Clang appears to incorrectly parse dependent __is_assignable,
__is_nothrow_assignable, and __is_trivially_assignable type trait helper
expressions that appear within the signature of a function template.  The
following test case fails for each of these traits:

$ cat t.cpp
template<typename T>
decltype(__is_assignable(T,T)) ft();
auto x = &ft<int>;

$ clang --version
clang version 6.0.0 (trunk 312994)
Target: x86_64-unknown-linux-gnu
...

$ clang -c -fms-extensions -std=c++11 t.cpp
t.cpp:2:29: error: expression is not assignable
decltype(__is_assignable(T,T)) ft();
                            ^
1 error generated.
Quuxplusone commented 6 years ago

FWIW, It seems that "is_assignable<int,int>" is supposed to be false? So I think this is actually doing what it is supposed to be doing. See: https://stackoverflow.com/questions/19920213/why-is-stdis-assignable-counter-intuitive Also, see the example here: http://en.cppreference.com/w/cpp/types/is_assignable

Quuxplusone commented 6 years ago
(In reply to Erich Keane from comment #1)
> FWIW, It seems that "is_assignable<int,int>" is supposed to be false?  So I
> think this is actually doing what it is supposed to be doing.

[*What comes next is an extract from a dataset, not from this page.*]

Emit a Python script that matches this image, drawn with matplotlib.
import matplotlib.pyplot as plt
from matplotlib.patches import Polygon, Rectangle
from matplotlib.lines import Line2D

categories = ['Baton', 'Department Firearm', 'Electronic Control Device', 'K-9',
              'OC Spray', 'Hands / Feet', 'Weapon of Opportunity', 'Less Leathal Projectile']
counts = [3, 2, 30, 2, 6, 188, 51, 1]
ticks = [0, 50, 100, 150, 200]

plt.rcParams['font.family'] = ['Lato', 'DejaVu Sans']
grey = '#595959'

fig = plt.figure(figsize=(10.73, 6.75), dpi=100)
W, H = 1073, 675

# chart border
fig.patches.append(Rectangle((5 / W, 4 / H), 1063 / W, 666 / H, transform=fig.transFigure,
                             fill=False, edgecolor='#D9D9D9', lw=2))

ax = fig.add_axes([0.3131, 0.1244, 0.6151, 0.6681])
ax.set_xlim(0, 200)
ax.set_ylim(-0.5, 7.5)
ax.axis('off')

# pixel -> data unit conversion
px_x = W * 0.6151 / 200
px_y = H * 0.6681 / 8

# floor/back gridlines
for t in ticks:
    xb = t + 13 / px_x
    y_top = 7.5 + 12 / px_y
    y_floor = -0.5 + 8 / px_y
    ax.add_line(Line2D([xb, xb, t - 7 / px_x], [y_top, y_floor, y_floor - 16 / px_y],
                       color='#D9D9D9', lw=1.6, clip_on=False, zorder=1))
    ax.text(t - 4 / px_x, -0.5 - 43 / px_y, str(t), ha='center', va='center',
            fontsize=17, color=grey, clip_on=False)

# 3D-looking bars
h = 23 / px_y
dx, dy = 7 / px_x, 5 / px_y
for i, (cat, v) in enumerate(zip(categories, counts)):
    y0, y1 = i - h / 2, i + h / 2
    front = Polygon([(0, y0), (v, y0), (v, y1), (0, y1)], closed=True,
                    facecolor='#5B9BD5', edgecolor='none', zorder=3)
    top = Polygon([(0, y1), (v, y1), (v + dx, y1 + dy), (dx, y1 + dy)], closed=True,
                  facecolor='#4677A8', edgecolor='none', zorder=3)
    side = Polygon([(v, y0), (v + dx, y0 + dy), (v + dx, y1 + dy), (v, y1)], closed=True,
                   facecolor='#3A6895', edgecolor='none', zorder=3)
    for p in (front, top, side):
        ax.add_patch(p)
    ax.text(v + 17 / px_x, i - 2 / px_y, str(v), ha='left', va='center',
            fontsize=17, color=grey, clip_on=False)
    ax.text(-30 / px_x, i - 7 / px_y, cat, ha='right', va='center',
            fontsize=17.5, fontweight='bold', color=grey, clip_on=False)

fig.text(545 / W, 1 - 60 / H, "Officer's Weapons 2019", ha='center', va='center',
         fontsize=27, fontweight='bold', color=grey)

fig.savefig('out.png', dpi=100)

Since the expression appears in an unevaluated context, I would not expect it
to matter if the result were true or false if actually evaluated.  (pedantic:
the test case is exercising the __is_assignable type trait builtin, not
std::is_assignable)

The test case is the result of my testing name mangling support for type trait
helpers.
Quuxplusone commented 6 years ago

Ah, I see. I missed that it was an unevaluated context. It seems (from what I can tell) that we don't have the machinery to prevent greedy evaluation in this case for builtins. We apparently count on the template handling code to take care of it.

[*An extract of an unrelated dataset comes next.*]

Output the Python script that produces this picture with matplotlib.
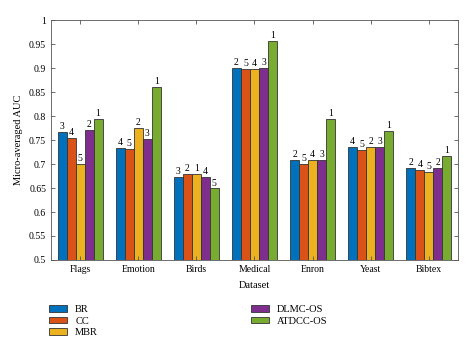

Quuxplusone commented 6 years ago
(In reply to Erich Keane from comment #3)
> Ah, I see.  I missed that it was an unevaluated context.  It seems (from
> what I can tell) that we don't have the machinery to prevent greedy
> evaluation in this case for builtins.  We apparently count on the template
> handling code to take care of it.

The only builtins I've encountered problems with are the three noted in comment
0.  All the other builtin type trait helpers I've tested are handled as
expected.  For example, substitute __is_base_of for __is_assignable.

However, Clang currently lacks name mangling support for TypeTraitExpr, so in
that case, you'll get an (appropriate) error.  Our fork of Clang has added
rudimentary support for mangling these expressions.